In the United States, there are three utility vehicles to speak of: subcompact CX-3, compact CX-5, and mid-size CX-9. The spacing between the three models leaves room for the all-new CX-7, which would make a lot of sense if it would arrive in the form of a mid-size crossover.
Production will be handled by the Toyota-Mazda shared plant that’s scheduled to become operational in 2021. The automaker will spend $1.6 billion to build and equip the plant, thus creating 4,000 jobs. In comparison to Mazda, Toyota intends to manufacture the Corolla at the U.S. plant, which is expected to croup up in Alabama or North Carolina.

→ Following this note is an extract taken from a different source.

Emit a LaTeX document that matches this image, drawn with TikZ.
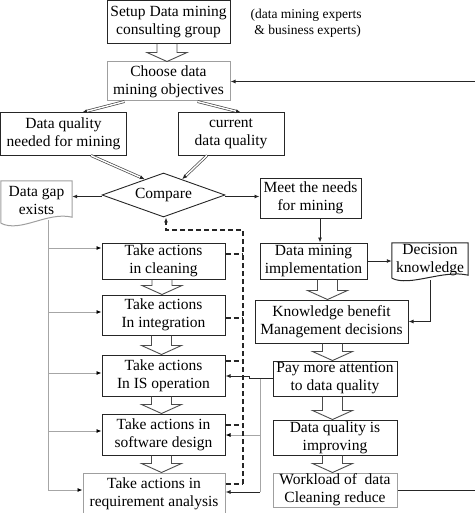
\documentclass[tikz,border=0pt]{standalone}
\usepackage{fontspec}
\setmainfont{Liberation Serif}
\usetikzlibrary{calc,arrows.meta,shapes.geometric}
\newcommand\holarr[3]{%
  \path (#2.north) ++(#3,0) coordinate (ht);
  \draw[hol] ($(ht |- #1.south)+(-10,0)$) -- ($(ht)+(-10,-9)$) -- ($(ht)+(-20,-9)$) -- (ht)
    -- ($(ht)+(20,-9)$) -- ($(ht)+(10,-9)$) -- ($(ht |- #1.south)+(10,0)$);}
\newcommand\dblarr[2]{%
  \draw[dbl, shorten >=4pt] #1 -- #2;
  \draw[arr] ($#2!5pt!#1$) -- #2;}
\begin{document}
\begin{tikzpicture}[x=1pt,y=-1pt,
  txt/.style={font=\fontsize{15.5}{18}\selectfont, align=center, inner sep=0pt},
  box/.style={txt, draw=black!85, line width=1pt},
  gbox/.style={txt, draw=gray!75, line width=1pt},
  arr/.style={-{Latex[length=5pt,width=4pt]}, line width=0.9pt, draw=black!85},
  garr/.style={-{Latex[length=5pt,width=4pt,color=black]}, line width=0.8pt, draw=gray!70},
  gline/.style={line width=0.8pt, draw=gray!70},
  dsh/.style={draw=black!85, line width=1.1pt, dash pattern=on 5pt off 3pt},
  hol/.style={draw=gray!60!black, line width=0.9pt, line join=miter},
  dbl/.style={draw=gray!55!black, double=white, double distance=1.4pt, line width=0.7pt}]
\useasboundingbox (0,0) rectangle (474,513);

% nodes
\node[box, minimum width=123pt, minimum height=43pt] (setup) at (168.5,22) {Setup Data mining\\consulting group};
\node[txt, font=\fontsize{13.5}{16}\selectfont] (note) at (306,23) {(data mining experts\\\ \& business experts)};
\node[gbox, minimum width=123pt, minimum height=39pt] (choose) at (168.5,81.5) {Choose data\\mining objectives};
\node[box, minimum width=126pt, minimum height=42pt] (need) at (63.5,134) {Data quality\\needed for mining};
\node[box, minimum width=106pt, minimum height=42pt] (cur) at (231,134) {current\\data quality};
\node[txt, diamond, aspect=2.8, draw=black!85, line width=0.9pt, minimum width=123pt, minimum height=44pt] (cmp) at (163.5,195) {Compare};
\node[txt, minimum width=71pt, minimum height=40pt] (gap) at (36.5,201) {Data gap\\exists};
\node[box, minimum width=101pt, minimum height=40pt] (meet) at (310.5,198) {Meet the needs\\for mining};
\node[box, minimum width=107pt, minimum height=36pt] (dmi) at (313.5,261) {Data mining\\implementation};
\node[txt, minimum width=76pt, minimum height=34pt] (dk) at (430,260) {Decision\\knowledge};
\node[box, minimum width=153pt, minimum height=43pt] (kb) at (331.5,321.5) {Knowledge benefit\\Management decisions};
\node[box, minimum width=123pt, minimum height=36pt] (clean) at (163.5,261) {Take actions\\in cleaning};
\node[box, minimum width=123pt, minimum height=40pt] (integ) at (163.5,315) {Take actions\\In integration};
\node[box, minimum width=123pt, minimum height=41pt] (isop) at (163.5,375.5) {Take actions\\In IS operation};
\node[box, minimum width=123pt, minimum height=41pt] (soft) at (163.5,434.5) {Take actions in\\software design};
\node[gbox, minimum width=142pt, minimum height=42pt] (req) at (154,494) {Take actions in\\requirement analysis};
\node[box, minimum width=124pt, minimum height=35pt] (pay) at (335,378.5) {Pay more attention\\to data quality};
\node[box, minimum width=124pt, minimum height=35pt] (dqi) at (335,437.5) {Data quality is\\improving};
\node[gbox, minimum width=124pt, minimum height=34pt] (work) at (335,490) {Workload of~ data\\Cleaning reduce};

\draw[line width=2pt, draw=black!85] (setup.north west) -- (setup.north east);

% document shapes
\draw[gbox] ($(gap.south west)+(0,2)$) -- (gap.north west) -- (gap.north east) -- ($(gap.south east)+(0,-4)$)
  .. controls ($(gap.south east)+(-25,-10)$) and ($(gap.south west)+(20,12)$) .. ($(gap.south west)+(0,2)$);
\draw[box] ($(dk.south west)+(0,1)$) -- (dk.north west) -- (dk.north east) -- ($(dk.south east)+(0,-2)$)
  .. controls ($(dk.south east)+(-25,-8)$) and ($(dk.south west)+(18,10)$) .. ($(dk.south west)+(0,1)$);

% hollow arrows
\holarr{setup}{choose}{-1.5}
\holarr{clean}{integ}{-1.5}
\holarr{integ}{isop}{-2}
\holarr{isop}{soft}{-2}
\holarr{soft}{req}{7.5}
\holarr{dmi}{kb}{-4}
\holarr{kb}{pay}{-2.5}
\holarr{pay}{dqi}{-2.5}
\holarr{dqi}{work}{-2.5}

% double-line arrows
\dblarr{($(choose.south west)+(18,0)$)}{($(need.north)+(18.5,0)$)}
\dblarr{($(choose.south east)+(-33,0)$)}{($(cur.north)+(10,0)$)}
\dblarr{($(need.south)+(27.5,0)$)}{($(cmp.west)!0.7!(cmp.north)$)}
\dblarr{($(cur.south)+(-24,0)$)}{($(cmp.east)!0.7!(cmp.north)$)}

% compare outputs
\draw[arr] ($(cmp.west)+(0,1.5)$) -- ($(gap.east |- cmp.west)+(0,1.5)$);
\draw[arr] ($(cmp.east)+(0,1.5)$) -- ($(meet.west |- cmp.east)+(0,1.5)$);
\draw[arr] ($(meet.south)+(9.5,0)$) -- ($(dmi.north -| meet.south)+(9.5,0)$);
\draw[arr] (dmi.east) -- (dk.west |- dmi.east);
\draw[arr] ($(dk.south)+(0,3)$) |- (kb.east);

% left distribution line
\coordinate (L) at (48,0);
\draw[gline] ($(L |- gap.south)+(0,-1)$) -- (L |- 0,490);
\draw[garr] (L |- 0,248) -- (clean.west |- 0,248);
\draw[garr] (L |- 0,312) -- (integ.west |- 0,312);
\draw[garr] (L |- 0,373) -- (isop.west |- 0,373);
\draw[garr] (L |- 0,431) -- (soft.west |- 0,431);
\draw[garr] (L |- 0,490) -- (req.west |- 0,490);

% pay more attention feedback
\coordinate (R) at (260,0);
\draw[arr] (pay.west) -- (249,378.5) -- (249,376) -- (isop.east |- 0,376);
\draw[gline] (R |- pay.west) -- (R |- 0,492);
\draw[garr] (R |- 0,435) -- (soft.east |- 0,435);
\draw[arr] (R |- 0,492) -- (req.east |- 0,492);

% dashed feedback to compare
\coordinate (D) at (243,0);
\draw[dsh] (clean.east |- 0,254) -- (D |- 0,254);
\draw[dsh] (integ.east |- 0,318) -- (D |- 0,318);
\draw[dsh] (isop.east |- 0,361) -- (D |- 0,361);
\draw[dsh] (soft.east |- 0,425) -- (D |- 0,425);
\draw[dsh] (req.east |- 0,484) -- (D |- 0,484);
\draw[dsh, -{Latex[length=5pt,width=4pt]}] (D |- 0,484) -- (D |- 0,230) -- (166,230) -- (cmp.south -| 166,0);

% long feedback to objectives
\draw[arr] (work.east) -- (478,490) |- (choose.east);
\end{tikzpicture}
\end{document}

Considering there’s a long way to go until 2021 and Mazda is working on SkyActiv-X technology, hybrid, plug-in hybrid, and electric powertrains, it’s too soon to predict what will hide under the hood of the tentatively named CX-7. The 2.5-liter SkyActiv-G turbo with cylinder deactivation? Could be. Whatever Mazda will decide on, there’s no denying the engine options will be tailored to the U.S. customer’s needs.
Strengthening its stateside presence is important for Mazda, which intends to increase market share from today's 1.7 percent. "We are in a transitional period," said Kogai. "We need to improve and strengthen our brand."